Their inward thought is, that their houses shall continue for ever,and their dwelling places to all generations; they call their lands after their own names.
Old Testament, Psalms, 49:11

What is the city over the mountains
Cracks and reforms and bursts in the violet air

The Waste Land T.S.Eliot

The scene is compact, however a void rules its background. Just what is it? A hanging garden? A city within a city? The tower of Babel? A metropolitan generating its own explosion? A future invention for vertical living? Who can see these cities? Who can see the people on the stage? Depth separates a city from a stage. The surfaces of both being lifted and installed in a four-sided frame has now become a painting. In a godless nation where spiritual experience is a rare phenomenon, can we still demand ideals and beliefs? For artists, especially for painters, we should not ask them what they want to express in their paintings, but what we can see in them. The fundamental task of an artist is not to deal with social critique or self-irony, rather it is to deal with those existential dilemma that we all encounter. No one ever asked us if we wanted to be born, but nevertheless we are all cast into this world, gathered in one sphere which we call “the city” .

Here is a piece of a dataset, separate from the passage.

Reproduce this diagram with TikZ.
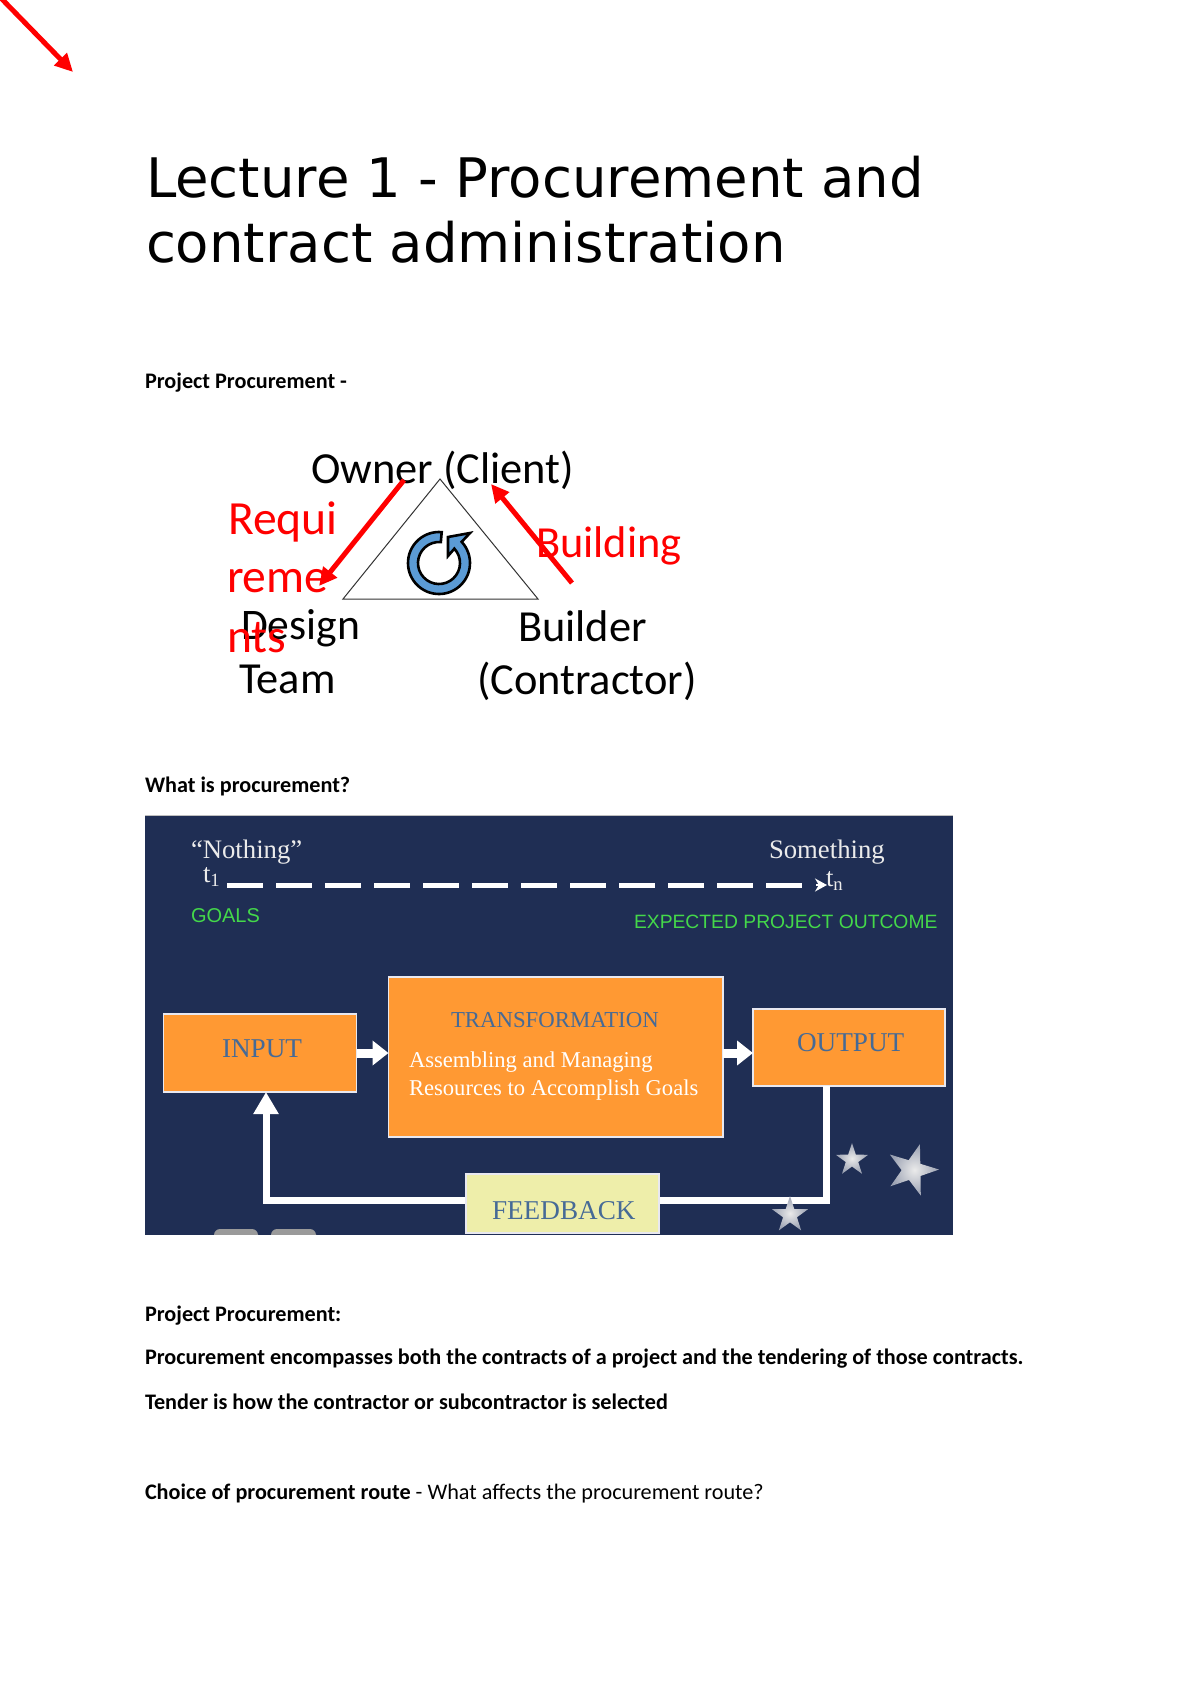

The main task of a painter is to present the world. Although he may only grasp the surface of this world, for him it may also mean the destined seduction of the universal secret. He keeps on reproducing it in his painting until eventually the world inside his painting becomes parallel with the world he lives in. His works characteristically carry his own storyline. They are like miniatures of life presented through these windows. Each window radiates the seductive imaginary glory that makes us believe life goes on – with or without meaning.